Failure to Extend the Statute of Limitations
The court next considered Shen's assertion that the Investment Agreement and Personal Guaranty extended the statute of limitations as permitted under 10 Del. C. § 8106(c). However, the court found that neither document explicitly stated an extension of the statute of limitations beyond the standard three years. Shen argued that certain provisions implied an indefinite extension until the complete satisfaction of the Share Repurchase Obligation, but the court rejected this interpretation. It clarified that for an extension to be valid under Delaware law, it must be explicitly stated in the written agreements. The court distinguished Shen's case from previous rulings where the courts found explicit extensions, asserting that there were no similar provisions in Shen's agreements that could extend the filing period. Therefore, the court determined that Shen's claim was subject to the standard statute of limitations and was untimely.
Conclusion of the Court's Ruling
In conclusion, the court granted the defendants' motion to dismiss Shen's complaint based on the expiration of the statute of limitations for breach of contract claims.
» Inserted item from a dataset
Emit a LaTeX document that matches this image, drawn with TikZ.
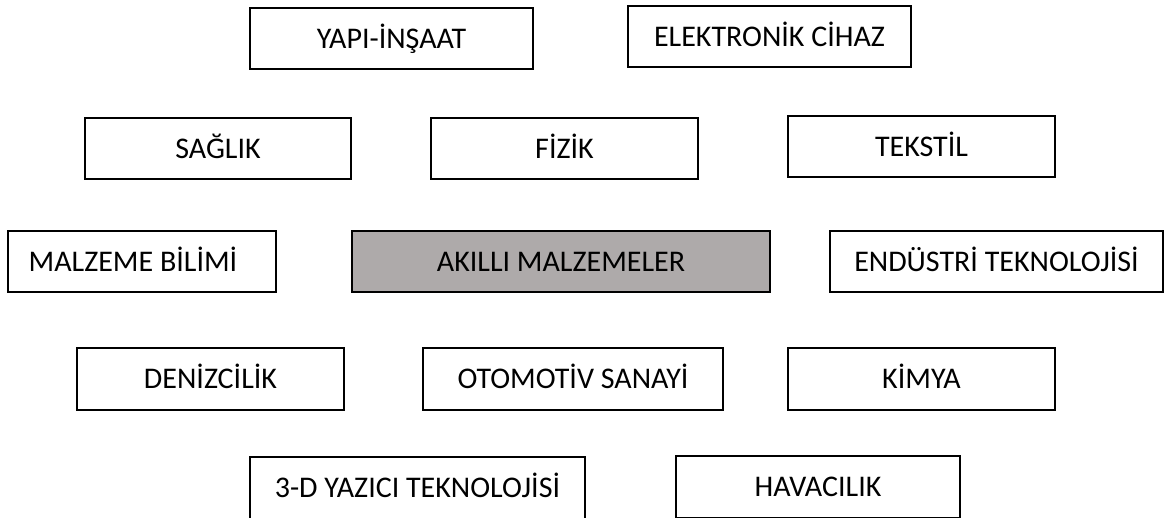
\documentclass[tikz,border=0pt]{standalone}
\usepackage{fontspec}
\setmainfont{Carlito}
\usepackage{color}
\usepackage{tikz}
\definecolor{gri}{RGB}{174,170,170}

\begin{document}
\begin{tikzpicture}[x=1pt, y=-1pt]
	\tikzset{
		kutu/.style = {rectangle, draw, line width=2.5pt, minimum height=61pt, inner sep=0pt,
			text height=19pt, text depth=0pt, font=\fontsize{30}{36}\selectfont},
		merkez/.style = {kutu, fill=gri}
	}
	\useasboundingbox (0, 0) rectangle (1166, 517);
	\node[kutu, minimum width=283pt] (yapi) at (391.5, 38.5) {YAPI-İNŞAAT};
	\node[kutu, minimum width=283pt] (elektronik) at (769.5, 36.5) {ELEKTRONİK CİHAZ};
	\node[kutu, minimum width=266pt] (saglik) at (218, 148.5) {SAĞLIK};
	\node[kutu, minimum width=267pt] (fizik) at (564.5, 148.5) {FİZİK};
	\node[kutu, minimum width=267pt] (tekstil) at (921.5, 146.5) {TEKSTİL};
	\node[kutu, minimum width=268pt] (malzeme) at (142, 261.5) {MALZEME BİLİMİ\kern18pt};
	\node[merkez, minimum width=418pt] (akilli) at (561, 261.5) {AKILLI MALZEMELER};
	\node[kutu, minimum width=333pt] (endustri) at (996.5, 261.5) {ENDÜSTRİ TEKNOLOJİSİ};
	\node[kutu, minimum width=267pt, minimum height=62pt] (denizcilik) at (210.5, 379) {DENİZCİLİK};
	\node[kutu, minimum width=300pt, minimum height=62pt] (otomotiv) at (573, 379) {OTOMOTİV SANAYİ};
	\node[kutu, minimum width=267pt, minimum height=62pt] (kimya) at (921.5, 379) {KİMYA};
	\node[kutu, minimum width=335pt, minimum height=62pt] (yazici) at (417.5, 488) {3-D YAZICI TEKNOLOJİSİ};
	\node[kutu, minimum width=284pt, minimum height=62pt] (havacilik) at (818, 487) {HAVACILIK};
\end{tikzpicture}
\end{document}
The court confirmed that the Personal Guaranty did not fit the definitions necessary to invoke a longer statute of limitations under Delaware law, as it was neither a promissory note nor an acknowledgment of an existing demand. Additionally, the court reiterated that the specific terms of the Investment Agreement and Personal Guaranty did not extend the time limit for filing a claim. As a result, the court's ruling emphasized the importance of adhering to statutory time limits and the necessity for clarity in contractual agreements regarding obligations and rights. This case highlighted the critical nature of timing in legal claims and the need for careful attention to the terms of agreements when pursuing legal remedies.